-- Exercise directions --
Copy out each line that includes the word "this".

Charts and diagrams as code

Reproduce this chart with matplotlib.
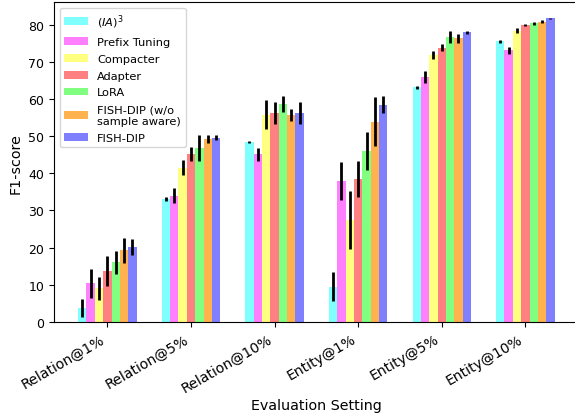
import numpy as np
from matplotlib import pyplot as plt

# Datos
settings = ["Relation@1%", "Relation@5%", "Relation@10%",
            "Entity@1%", "Entity@5%", "Entity@10%"]
methods = ["$(IA)^3$", "Prefix Tuning", "Compacter", "Adapter", "LoRA",
           "FISH-DIP (w/o\nsample aware)", "FISH-DIP"]

ia3 = [3.7, 33.0, 48.5, 9.5, 63.1, 75.5]
ia3_err = [2.5, 0.5, 0.3, 4.0, 0.4, 0.4]
prefix = [10.4, 34.0, 45.1, 37.9, 65.9, 73.1]
prefix_err = [3.9, 2.1, 1.8, 5.2, 1.7, 1.0]
compacter = [9.0, 41.5, 55.8, 27.4, 71.9, 78.4]
compacter_err = [3.2, 2.0, 4.0, 7.9, 1.1, 0.7]
adapter = [13.7, 45.1, 56.3, 38.4, 73.8, 79.8]
adapter_err = [4.0, 1.9, 3.0, 4.8, 1.0, 0.3]
lora = [16.0, 46.7, 58.6, 46.0, 76.7, 80.4]
lora_err = [3.0, 3.5, 2.2, 5.0, 1.7, 0.4]
fish_wo = [19.3, 49.2, 55.7, 53.9, 76.3, 80.8]
fish_wo_err = [3.4, 1.1, 1.6, 6.6, 1.2, 0.4]
fish = [20.2, 49.6, 56.3, 58.5, 78.0, 81.7]
fish_err = [2.2, 0.7, 3.0, 2.2, 0.4, 0.2]

values = [ia3, prefix, compacter, adapter, lora, fish_wo, fish]
errors = [ia3_err, prefix_err, compacter_err, adapter_err, lora_err, fish_wo_err, fish_err]
colors = ["#80ffff", "#ff80ff", "#ffff80", "#ff8080", "#80ff80", "#ffb24d", "#8080ff"]

width = 0.1
x = np.arange(len(settings))

fig = plt.figure(figsize=(5.75, 4.14), dpi=100)
ax = fig.add_axes([0.094, 0.22, 0.912, 0.772])

for i in range(len(methods)):
    ax.bar(x + (i - 3) * width, values[i], width, yerr=errors[i],
           color=colors[i], label=methods[i],
           error_kw=dict(ecolor="black", elinewidth=2, capsize=0))

ax.set_xticks(x)
ax.set_xticklabels(settings, rotation=30, ha="right", fontsize=10.1)
ax.tick_params(axis="y", labelsize=9)
ax.set_ylim(0, 86)
ax.set_xlim(-0.638, 5.635)
ax.set_xlabel("Evaluation Setting", fontsize=10.3)
ax.xaxis.set_label_coords(0.5, -0.238)
ax.set_ylabel("F1-score", fontsize=10.3)
ax.legend(loc="upper left", fontsize=8.2, handlelength=2.1, labelspacing=0.6)

fig.savefig("out.png", dpi=100)
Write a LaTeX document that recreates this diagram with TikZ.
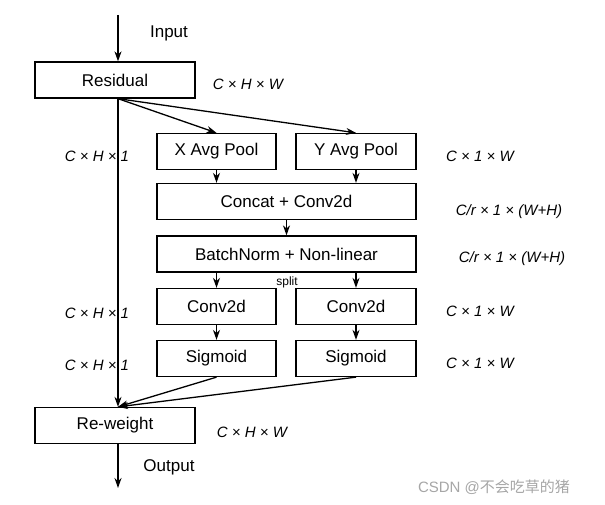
\documentclass[tikz,border=0pt]{standalone}
\usepackage{fontspec}
\setmainfont{Liberation Sans}
\newfontfamily\cjk{Noto Sans CJK SC}
\usetikzlibrary{arrows.meta}
\begin{document}
\begin{tikzpicture}[x=1pt,y=-1pt,line width=1.3pt,
  box/.style={draw,minimum height=36pt,inner sep=0pt,font=\fontsize{17}{19}\selectfont},
  lab/.style={font=\fontsize{15}{17}\selectfont\itshape},
  arr/.style={-{Stealth[length=10pt,width=7pt]}}]
\useasboundingbox (0,0) rectangle (605,505);
% boxes
\node[box,minimum width=160pt] (res) at (115,80) {Residual};
\node[box,minimum width=119pt] (xp) at (216.5,151.5) {X Avg Pool};
\node[box,minimum width=120pt] (yp) at (356,151.5) {Y Avg Pool};
\node[box,minimum width=259pt] (cat) at (286.5,201.5) {Concat + Conv2d};
\node[box,minimum width=259pt] (bn) at (286.5,254) {BatchNorm + Non-linear};
\node[box,minimum width=119pt] (c1) at (216.5,306.5) {Conv2d};
\node[box,minimum width=120pt] (c2) at (356,306.5) {Conv2d};
\node[box,minimum width=119pt] (s1) at (216.5,358.5) {Sigmoid};
\node[box,minimum width=120pt] (s2) at (356,358.5) {Sigmoid};
\node[box,minimum width=160pt] (rw) at (115,425.5) {Re-weight};
\coordinate (in) at (118,15);
\coordinate (out) at (118,488);
% connectors
\draw[arr] (in) -- (res.north -| in);
\draw[arr] (res.south -| in) -- (rw.north -| in);
\draw[arr] (res.south -| in) -- (xp.north);
\draw[arr] (res.south -| in) -- (yp.north);
\draw[arr] (xp) -- (cat.north -| xp);
\draw[arr] (yp) -- (cat.north -| yp);
\draw[arr] (cat.south) -- (bn.north);
\draw[arr] (bn.south -| c1) -- (c1.north);
\draw[arr] (bn.south -| c2) -- (c2.north);
\draw[arr] (c1) -- (s1);
\draw[arr] (c2) -- (s2);
\draw[arr] (s1.south) -- (rw.north -| in);
\draw[arr] (s2.south) -- (rw.north -| in);
\draw[arr] (rw.south -| in) -- (out);
% labels
\node[font=\fontsize{17}{19}\selectfont] (tin) at (169,33) {Input};
\node[font=\fontsize{17}{19}\selectfont] (tout) at (169,467) {Output};
\node[font=\fontsize{12}{14}\selectfont] (sp) at (287,282) {split};
\node[lab] (l1) at (248,84) {C × H × W};
\node[lab] (l2) at (97,156) {C × H × 1};
\node[lab] (l3) at (97,313) {C × H × 1};
\node[lab] (l4) at (97,365) {C × H × 1};
\node[lab] (l5) at (480,156) {C × 1 × W};
\node[lab] (l6) at (480,311) {C × 1 × W};
\node[lab] (l7) at (480,363) {C × 1 × W};
\node[lab] (l8) at (509,212) {C/r × 1 × (W+H)};
\node[lab] (l9) at (512,259) {C/r × 1 × (W+H)};
\node[lab] (l10) at (252,432) {C × H × W};
\node[text=gray!70,font=\fontsize{15}{17}\selectfont] (wm) at (494,487) {CSDN @{\cjk 不会吃草的猪}};
\end{tikzpicture}
\end{document}
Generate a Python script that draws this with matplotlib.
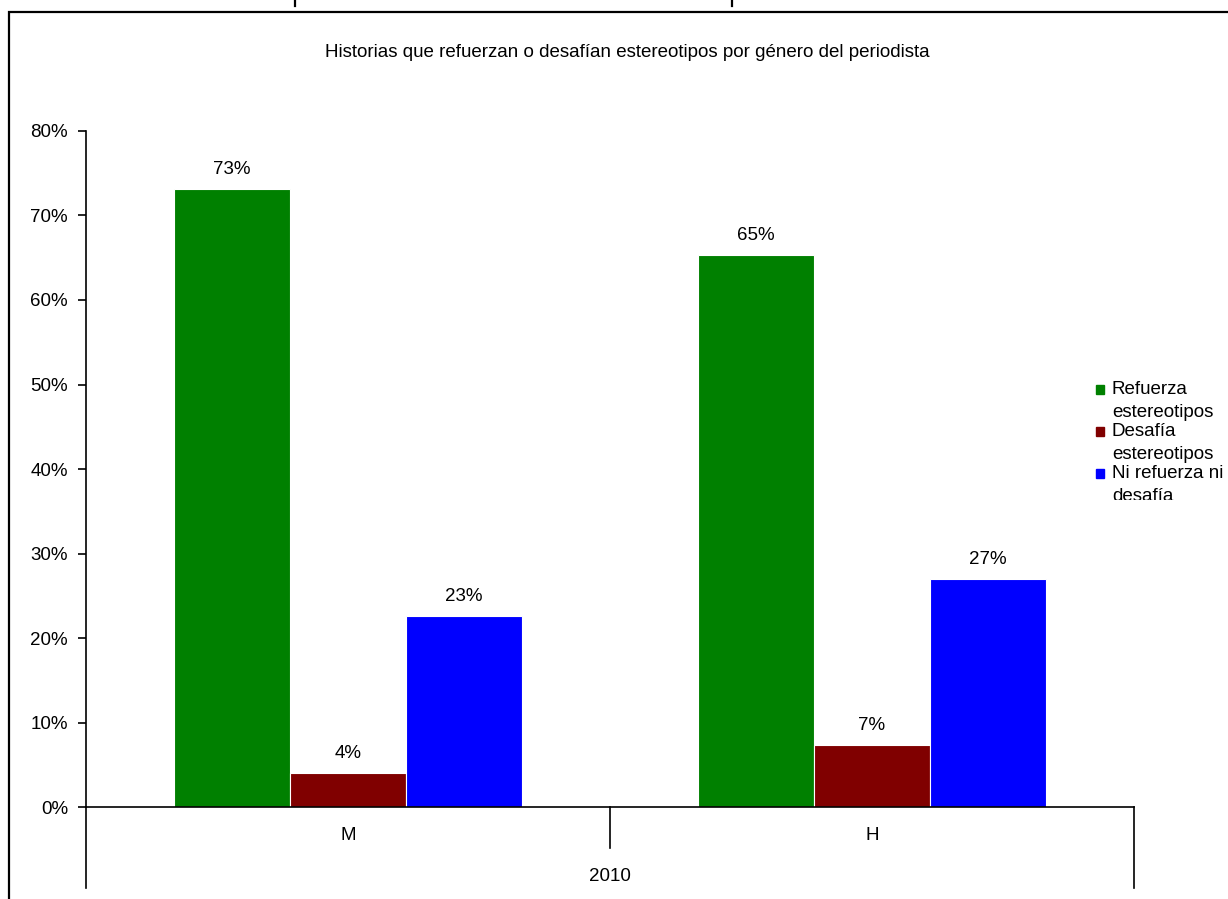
import numpy as np
import matplotlib.pyplot as plt
from matplotlib.patches import Rectangle
from matplotlib.transforms import Bbox, TransformedBbox

plt.rcParams['font.family'] = ['Liberation Sans', 'DejaVu Sans']

# datos
grupos = ['M', 'H']
anio = '2010'
series = ['Refuerza estereotipos', 'Desafía estereotipos', 'Ni refuerza ni desafía']
etiquetas_leyenda = ['Refuerza\nestereotipos', 'Desafía\nestereotipos', 'Ni refuerza ni\ndesafía']
refuerza = [0.731, 0.653]
desafia = [0.040, 0.073]
ninguno = [0.226, 0.270]
colores = ['#008000', '#800000', '#0000FF']
titulo = 'Historias que refuerzan o desafían estereotipos por género del periodista'

fs = 13.5

fig = plt.figure(figsize=(12.28, 8.99), dpi=100)
ax = fig.add_axes([0.0700, 0.1023, 0.8535, 0.7520])

x = np.arange(len(grupos))
ancho = 0.2214
valores = [refuerza, desafia, ninguno]
for i, (vals, col) in enumerate(zip(valores, colores)):
    pos = x + (i - 1) * ancho
    barras = ax.bar(pos, vals, ancho, color=col, edgecolor='white', linewidth=0.8)
    for b, v in zip(barras, vals):
        ax.annotate(f'{v * 100:.0f}%', (b.get_x() + b.get_width() / 2, v),
                    xytext=(0, 8), textcoords='offset points',
                    ha='center', va='bottom', fontsize=fs)

ax.set_xlim(-0.5, 1.5)
ax.set_ylim(0, 0.8)
ax.set_yticks(np.arange(0, 0.81, 0.1))
ax.set_yticklabels([f'{t}%' for t in range(0, 81, 10)], fontsize=fs)
ax.tick_params(axis='y', direction='out', length=6, width=1.2, pad=7)
ax.set_xticks([])
for s in ['top', 'right']:
    ax.spines[s].set_visible(False)
ax.spines['left'].set_linewidth(1.2)
ax.spines['bottom'].set_linewidth(1.2)

# eje de categorías en dos niveles
trans = ax.get_xaxis_transform()
ax.plot([-0.5, -0.5], [0, -0.12], color='black', lw=1.2, transform=trans, clip_on=False)
ax.plot([1.5, 1.5], [0, -0.12], color='black', lw=1.2, transform=trans, clip_on=False)
ax.plot([0.5, 0.5], [0, -0.061], color='black', lw=1.2, transform=trans, clip_on=False)
for xi, g in zip(x, grupos):
    ax.text(xi, -0.042, g, transform=trans, ha='center', va='center', fontsize=fs)
ax.text(0.5, -0.103, anio, transform=trans, ha='center', va='center', fontsize=fs)

fig.text(0.511, 0.942, titulo, ha='center', va='center', fontsize=fs)

# leyenda (la última línea queda recortada)
caja = TransformedBbox(Bbox([[0.85, 0.4438], [1.0, 0.7]]), fig.transFigure)
for i, (lab, col) in enumerate(zip(etiquetas_leyenda, colores)):
    y = 0.5665 - i * 0.0467
    fig.patches.append(Rectangle((0.8925, y - 0.0045), 0.0067, 0.0092,
                                 transform=fig.transFigure, color=col))
    t = fig.text(0.9055, y + 0.0095, lab, ha='left', va='top', fontsize=fs,
                 linespacing=1.45)
    t.set_clip_box(caja)
    t.set_clip_on(True)

# marco del gráfico
fig.patches.append(Rectangle((0.0073, -0.1), 1.1, 0.1 + 0.9867, transform=fig.transFigure,
                             fill=False, edgecolor='black', linewidth=1.6))
for xm in [295 / 1228, 732 / 1228]:
    fig.add_artist(plt.Line2D([xm, xm], [1.0, 0.9935], transform=fig.transFigure,
                              color='black', lw=1.6))

fig.savefig('out.png', dpi=100)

-- Complete output --
Reproduce this chart with matplotlib.
Write a LaTeX document that recreates this diagram with TikZ.
Generate a Python script that draws this with matplotlib.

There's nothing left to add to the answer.